Cosmos World Models Solve Training Data Bottleneck
NVIDIA's Cosmos world models address a critical challenge in robot development: the scarcity of high-quality training data for real-world scenarios. Traditional robot training requires extensive data collection in physical environments, which is time-consuming, expensive, and often impractical for edge cases or dangerous situations. Cosmos generates synthetic training data that can simulate diverse scenarios, weather conditions, lighting variations, and unexpected obstacles that robots might encounter.
The synthetic data approach enables robots to be trained on millions of scenarios before ever encountering them in the real world, significantly improving their robustness and reliability. This capability is especially valuable for applications like autonomous manufacturing and logistics, where robots must handle unpredictable variations in their environment. By reducing dependence on real-world data collection, Cosmos could dramatically accelerate robot development cycles and reduce deployment costs.
Newton Physics Engine Advances Dexterous Manipulation
The open-source Newton 1.0 physics engine represents NVIDIA's effort to solve one of robotics' most complex challenges: dexterous manipulation in realistic simulations. Accurate physics simulation is crucial for training robots to handle delicate objects, perform precise assembly tasks, and navigate complex physical interactions. Newton 1.0 provides stable simulation capabilities that better mirror real-world physics, enabling more effective training for manipulation tasks.
By making Newton 1.0 open-source, NVIDIA is democratizing access to advanced physics simulation tools that were previously available only to well-funded research institutions and large corporations. This move could accelerate innovation in areas like surgical robotics, precision manufacturing, and service robotics where dexterous manipulation is essential. The engine's focus on stability addresses long-standing issues with physics simulation that have hindered the transfer of skills from simulated to real-world environments.

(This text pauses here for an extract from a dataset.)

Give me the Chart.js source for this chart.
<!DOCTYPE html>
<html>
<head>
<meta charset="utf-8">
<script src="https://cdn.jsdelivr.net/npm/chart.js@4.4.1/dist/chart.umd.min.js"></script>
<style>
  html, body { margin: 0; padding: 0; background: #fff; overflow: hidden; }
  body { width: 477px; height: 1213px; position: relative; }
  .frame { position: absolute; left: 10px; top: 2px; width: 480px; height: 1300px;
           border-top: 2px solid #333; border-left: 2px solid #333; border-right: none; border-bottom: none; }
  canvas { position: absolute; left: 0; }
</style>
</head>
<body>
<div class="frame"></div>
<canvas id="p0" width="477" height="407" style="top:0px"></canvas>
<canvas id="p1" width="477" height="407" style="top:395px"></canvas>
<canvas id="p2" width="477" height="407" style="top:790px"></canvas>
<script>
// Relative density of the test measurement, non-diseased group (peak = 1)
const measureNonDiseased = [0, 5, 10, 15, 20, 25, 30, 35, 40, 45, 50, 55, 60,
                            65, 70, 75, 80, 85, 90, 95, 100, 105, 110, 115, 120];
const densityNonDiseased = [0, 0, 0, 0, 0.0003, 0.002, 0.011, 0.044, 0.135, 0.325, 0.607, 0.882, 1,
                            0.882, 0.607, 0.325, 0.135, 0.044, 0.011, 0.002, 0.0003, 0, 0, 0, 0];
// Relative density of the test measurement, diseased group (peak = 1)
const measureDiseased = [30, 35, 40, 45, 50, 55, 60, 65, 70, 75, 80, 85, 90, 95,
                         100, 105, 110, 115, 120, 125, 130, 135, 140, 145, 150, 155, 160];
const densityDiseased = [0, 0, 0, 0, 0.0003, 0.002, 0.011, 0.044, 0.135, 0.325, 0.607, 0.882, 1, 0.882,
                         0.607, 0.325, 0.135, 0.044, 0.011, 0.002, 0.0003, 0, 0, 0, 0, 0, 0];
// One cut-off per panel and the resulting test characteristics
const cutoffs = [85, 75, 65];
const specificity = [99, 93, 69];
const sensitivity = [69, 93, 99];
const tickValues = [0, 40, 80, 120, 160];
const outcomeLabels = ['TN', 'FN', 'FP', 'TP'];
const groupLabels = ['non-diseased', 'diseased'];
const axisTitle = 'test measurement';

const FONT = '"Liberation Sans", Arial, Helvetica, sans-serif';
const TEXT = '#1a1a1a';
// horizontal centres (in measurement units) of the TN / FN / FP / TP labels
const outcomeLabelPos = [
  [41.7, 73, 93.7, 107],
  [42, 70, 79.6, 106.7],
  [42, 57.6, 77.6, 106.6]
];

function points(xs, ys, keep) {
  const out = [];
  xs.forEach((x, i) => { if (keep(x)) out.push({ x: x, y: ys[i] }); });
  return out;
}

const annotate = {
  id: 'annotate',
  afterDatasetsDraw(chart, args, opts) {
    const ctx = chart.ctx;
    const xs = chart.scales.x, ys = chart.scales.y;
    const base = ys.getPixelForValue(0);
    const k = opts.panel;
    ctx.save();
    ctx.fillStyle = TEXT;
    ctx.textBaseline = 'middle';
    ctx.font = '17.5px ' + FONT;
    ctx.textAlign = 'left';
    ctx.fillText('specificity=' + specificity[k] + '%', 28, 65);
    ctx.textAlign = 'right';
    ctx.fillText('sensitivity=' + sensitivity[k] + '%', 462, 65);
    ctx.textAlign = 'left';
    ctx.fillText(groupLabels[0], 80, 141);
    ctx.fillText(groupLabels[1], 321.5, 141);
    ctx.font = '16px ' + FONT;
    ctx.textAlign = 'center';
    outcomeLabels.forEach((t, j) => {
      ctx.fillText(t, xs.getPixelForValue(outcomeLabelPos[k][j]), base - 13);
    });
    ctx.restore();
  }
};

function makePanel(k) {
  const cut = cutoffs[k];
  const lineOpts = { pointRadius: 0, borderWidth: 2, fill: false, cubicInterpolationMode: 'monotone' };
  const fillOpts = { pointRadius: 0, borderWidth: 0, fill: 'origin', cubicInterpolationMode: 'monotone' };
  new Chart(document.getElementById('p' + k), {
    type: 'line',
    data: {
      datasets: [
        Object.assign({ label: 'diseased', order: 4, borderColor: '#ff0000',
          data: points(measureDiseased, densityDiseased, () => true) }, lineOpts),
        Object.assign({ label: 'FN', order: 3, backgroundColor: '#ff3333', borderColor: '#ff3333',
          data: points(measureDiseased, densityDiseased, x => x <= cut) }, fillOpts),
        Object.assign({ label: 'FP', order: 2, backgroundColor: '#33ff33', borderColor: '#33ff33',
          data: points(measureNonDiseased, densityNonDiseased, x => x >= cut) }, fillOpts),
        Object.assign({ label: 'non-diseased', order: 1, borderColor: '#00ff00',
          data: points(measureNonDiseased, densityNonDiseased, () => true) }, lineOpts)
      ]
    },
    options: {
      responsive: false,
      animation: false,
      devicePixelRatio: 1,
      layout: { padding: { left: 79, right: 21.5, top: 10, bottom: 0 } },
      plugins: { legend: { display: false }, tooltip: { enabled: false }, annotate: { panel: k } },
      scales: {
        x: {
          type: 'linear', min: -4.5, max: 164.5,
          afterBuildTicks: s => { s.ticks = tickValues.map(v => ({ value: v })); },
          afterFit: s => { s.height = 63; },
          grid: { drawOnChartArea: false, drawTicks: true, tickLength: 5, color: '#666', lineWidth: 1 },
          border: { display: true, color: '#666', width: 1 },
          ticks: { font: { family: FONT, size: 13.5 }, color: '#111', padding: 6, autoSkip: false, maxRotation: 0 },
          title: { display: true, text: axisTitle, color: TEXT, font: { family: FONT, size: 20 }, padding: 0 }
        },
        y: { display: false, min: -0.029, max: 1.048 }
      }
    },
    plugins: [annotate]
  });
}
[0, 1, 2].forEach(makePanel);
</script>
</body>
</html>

Industry Momentum Building Toward Commercial Deployment
NVIDIA's announcements come as the broader robotics industry shows strong momentum toward commercial deployment. Amazon recently reported operating its one millionth robot and achieving 10% travel time reductions through its Deep Fleet AI orchestration system, demonstrating that large-scale robot deployment is already delivering measurable benefits. Meanwhile, venture funding reached $6.1 billion in 2024, up 19% year over year, indicating continued investor confidence in the sector's commercial potential.
The convergence of NVIDIA's foundation models with advances across the industry suggests that 2026 could mark an inflection point for robotics adoption. Companies are moving beyond pilot projects toward multi-robot deployments in manufacturing, logistics, and energy applications. However, challenges remain around hardware maturity, manufacturing complexity, and the need for proven return on investment before widespread adoption occurs.

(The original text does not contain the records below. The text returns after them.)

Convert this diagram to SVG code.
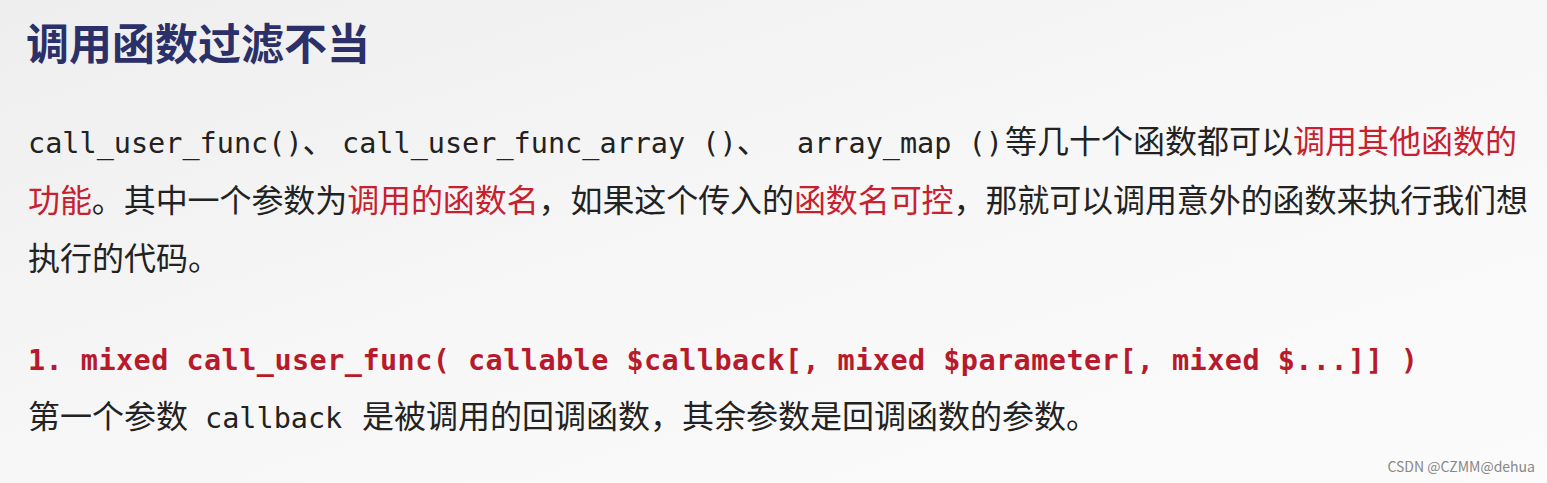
<svg xmlns="http://www.w3.org/2000/svg" width="1547" height="483" viewBox="0 0 1547 483">
<defs>
<linearGradient id="bg" x1="0" y1="0" x2="1" y2="1"><stop offset="0" stop-color="#eeeeee"/><stop offset="0.5" stop-color="#f7f7f7"/><stop offset="1" stop-color="#fbfbfb"/></linearGradient>
</defs>
<style>
.t{font-family:"Noto Sans CJK SC","Noto Sans",sans-serif;font-size:43px;font-weight:700;fill:#2c3068}
.c{font-family:"Noto Sans CJK SC","Noto Sans",sans-serif;font-size:32px;fill:#222}
.m{font-family:"DejaVu Sans Mono","Liberation Mono",monospace;font-size:28.5px;fill:#222}
.r{fill:#c8202e}
.rm{font-family:"DejaVu Sans Mono","Liberation Mono",monospace;font-size:28.5px;font-weight:700;fill:#b81a2b}
.w{font-family:"Noto Sans CJK SC",sans-serif;font-size:14px;fill:#888}
</style>
<rect width="1547" height="483" fill="url(#bg)"/>
<g id="title"><text class="t" x="26" y="60">调用函数过滤不当</text></g>
<g id="body">
<text x="28" y="153"><tspan class="m">call_user_func()</tspan><tspan class="c">、</tspan><tspan class="m" x="342">call_user_func_array ()</tspan><tspan class="c">、</tspan><tspan class="m" x="797">array_map ()</tspan><tspan class="c" x="1005">等几十个函数都可以</tspan><tspan class="c r">调用其他函数的</tspan></text>
<text class="c" x="28" y="212" textLength="1500"><tspan class="r">功能</tspan>。其中一个参数为<tspan class="r">调用的函数名</tspan>，如果这个传入的<tspan class="r">函数名可控</tspan>，那就可以调用意外的函数来执行我们想</text>
<text class="c" x="28" y="270">执行的代码。</text>
<text class="rm" x="28" y="370" textLength="1390">1. mixed call_user_func( callable $callback[, mixed $parameter[, mixed $...]] )</text>
<text x="28" y="428"><tspan class="c">第一个参数</tspan><tspan class="m" x="205">callback</tspan><tspan class="c" x="362">是被调用的回调函数，其余参数是回调函数的参数。</tspan></text>
</g>
<g id="watermark"><text class="w" x="1535" y="472" text-anchor="end">CSDN @CZMM@dehua</text></g>
</svg>
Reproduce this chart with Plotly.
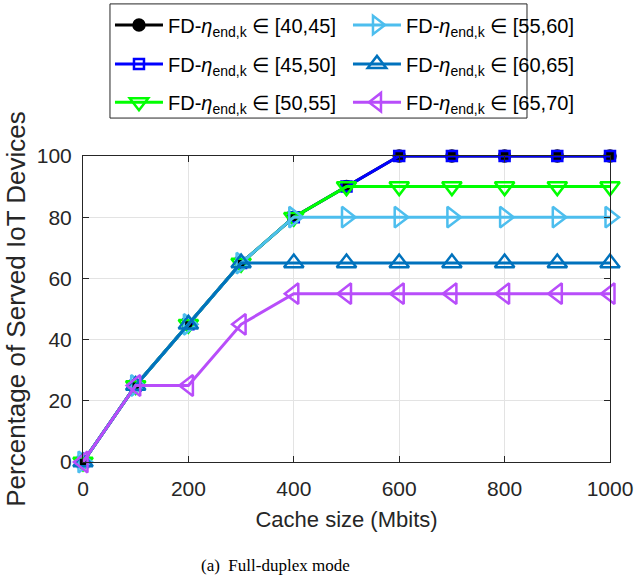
import plotly.graph_objects as go

cache_size = [0, 100, 200, 300, 400, 500, 600, 700, 800, 900, 1000]
ranges = ["[40,45]", "[45,50]", "[50,55]", "[55,60]", "[60,65]", "[65,70]"]
served_40_45 = [0, 25, 45, 65, 80, 90, 100, 100, 100, 100, 100]
served_45_50 = [0, 25, 45, 65, 80, 90, 100, 100, 100, 100, 100]
served_50_55 = [0, 25, 45, 65, 80, 90, 90, 90, 90, 90, 90]
served_55_60 = [0, 25, 45, 65, 80, 80, 80, 80, 80, 80, 80]
served_60_65 = [0, 25, 45, 65, 65, 65, 65, 65, 65, 65, 65]
served_65_70 = [0, 25, 25, 45, 55, 55, 55, 55, 55, 55, 55]
x_ticks = [0, 200, 400, 600, 800, 1000]
y_ticks = [0, 20, 40, 60, 80, 100]

series = [served_40_45, served_45_50, served_50_55, served_55_60, served_60_65, served_65_70]
colors = ["#000000", "#0000FF", "#00FF00", "#4DBEEE", "#0072BD", "#B84DFA"]
symbols = ["circle", "square-open", "triangle-down-open", "triangle-right-open", "triangle-up-open", "triangle-left-open"]
sizes = [11, 10, 17, 18, 17, 18]

# legend layout: two columns, three rows (column-major like the reference)
legend_names = ["legend", "legend2", "legend3", "legend4", "legend5", "legend6"]
col_x = [0.0512, 0.5028]
row_y = [1.428, 1.301, 1.176]

fig = go.Figure()
for i, (vals, rng, col, sym, sz) in enumerate(zip(series, ranges, colors, symbols, sizes)):
    fig.add_trace(go.Scatter(
        x=cache_size, y=vals, mode="lines+markers",
        name="FD-<i>η</i><sub>end,k</sub> ∈ " + rng,
        line=dict(color=col, width=3),
        marker=dict(symbol=sym, size=sz, color=col, line=dict(color=col, width=2.5)),
        cliponaxis=False, legend=legend_names[i],
    ))

axis_common = dict(
    showline=True, linecolor="#262626", linewidth=1, mirror="ticks",
    ticks="inside", ticklen=6, tickcolor="#262626",
    showgrid=True, gridcolor="#E3E3E3", gridwidth=1, zeroline=False,
    tickfont=dict(family="Liberation Sans, Arial, sans-serif", size=21, color="#262626"),
    automargin=False,
)

legend_layout = {}
for i, name in enumerate(legend_names):
    legend_layout[name] = dict(
        x=col_x[i // 3], xanchor="left", y=row_y[i % 3], yanchor="middle",
        bgcolor="rgba(0,0,0,0)", borderwidth=0, itemwidth=48,
        font=dict(family="Liberation Sans, Arial, sans-serif", size=20, color="black"),
    )

fig.update_layout(
    width=637, height=582,
    margin=dict(l=83, r=27, t=156, b=120, autoexpand=False),
    paper_bgcolor="white", plot_bgcolor="white",
    font=dict(family="Liberation Sans, Arial, sans-serif", color="#262626"),
    xaxis=dict(range=[0, 1000], tickvals=x_ticks, ticklabelstandoff=8,
               title=dict(text="Cache size (Mbits)", font=dict(size=22), standoff=12),
               **axis_common),
    yaxis=dict(range=[0, 100], tickvals=y_ticks, ticklabelstandoff=6,
               title=dict(text="Percentage of Served IoT Devices", font=dict(size=26), standoff=3),
               **axis_common),
    showlegend=True,
    **legend_layout,
)

fig.add_shape(type="rect", xref="paper", yref="paper",
              x0=0.0512, x1=0.8425, y0=1.124, y1=1.497,
              line=dict(color="#262626", width=1), fillcolor="rgba(0,0,0,0)", layer="below")

fig.add_annotation(
    text="(a)  Full-duplex mode", xref="paper", yref="paper",
    x=0.366, y=-0.337, xanchor="center", yanchor="middle", showarrow=False,
    font=dict(family="Liberation Serif, Times New Roman, serif", size=17, color="black"),
)

fig.write_html("out.html",
               config={"displayModeBar": False},
               post_script="document.body.style.margin='0';document.body.style.overflow='hidden';")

Foundation models, better sensors, cheaper hardware, and simulation are pushing autonomous systems from demos into deployment, with physical AI leading the charge in real-world applications.
Path Forward for Physical AI Systems
The release of Isaac GR00T, Cosmos, and Newton 1.0 positions NVIDIA as a central enabler of the shift toward general-purpose autonomous systems. Rather than building robots for single, specific tasks, the industry is moving toward platforms that can adapt to multiple applications and environments. This approach mirrors the evolution of computing from specialized machines to general-purpose computers that can run diverse software applications.
Looking ahead, the success of these foundation models will likely depend on how quickly the robotics ecosystem adopts and builds upon NVIDIA's open-source tools. Early indicators suggest strong industry interest, particularly in manufacturing and logistics where the combination of labor shortages and operational pressures creates compelling use cases for autonomous systems. The next 12-18 months will be crucial for demonstrating whether these technological advances can translate into reliable, cost-effective robot deployments at commercial scale.